The opening of the new extension to Dublin City Gallery, The Hugh Lane, is an event of great cultural significance for the city, and indeed the country. It is the most important development in the history of the gallery, which was founded in 1908.
In its present home, Charlemont House on Parnell Square, The Hugh Lane has had a special place in the hearts of generations of Dubliners. Its outstanding collection has proved to be a formative influence on many artists and writers.
The impressively integrated new wing, designed by architects Gilroy McMahon, makes the most of a restricted site and its sequence of spacious, handsome galleries effectively doubles the available exhibition area. Just as importantly, it incorporates an invaluable storage section where works from the collection not currently hanging are readily accessible.

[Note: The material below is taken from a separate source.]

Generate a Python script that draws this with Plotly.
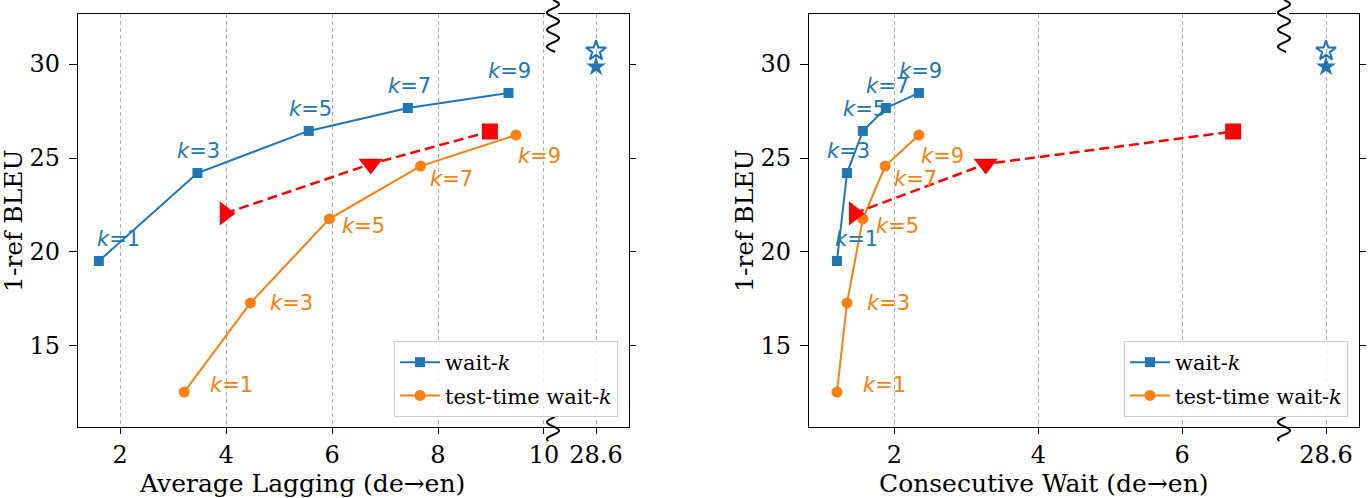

Gallery director Barbara Dawson and her staff, together with city manager John Fitzgerald and the city council, deserve great credit for their combined commitment to a project of far-sighted ambition. Equally, the internationally renowned painter Sean Scully, in a remarkable gesture of solidarity with the city of his birth, has generously donated eight paintings to the gallery, while a ninth painting by him has been gifted by an anonymous donor.
In addition, for the first time since 1913, all of the Impressionist paintings that make up the Hugh Lane Bequest, shared with the National Gallery, London, are on view in Dublin until late in the year.
Francis Bacon's studio, reconstructed in the gallery, complete with an audio-visual presentation of Melvyn Bragg's interview with the painter, has proved to be one of the Hugh Lane's more contentious attractions. Now the exhibition of a number of unfinished paintings by Bacon, newly acquired, may also prove to be controversial. But controversy and debate are par for the course in cultural life.
By investing resources in The Hugh Lane, Dublin City Council has demonstrated its commitment to the Parnell Square regeneration plan and the ambition to establish the area as a cultural quarter. But most significant for the moment, perhaps, is the fact that Dublin now boasts a municipal gallery on a par with those of many of its European neighbours, one that is capable of drawing visitors from home and abroad.
It is a cause of sadness that Dermot Furlong, head attendant and mainstay of The Hugh Lane until his untimely death last year, did not live to see the transformation of the gallery he served so well.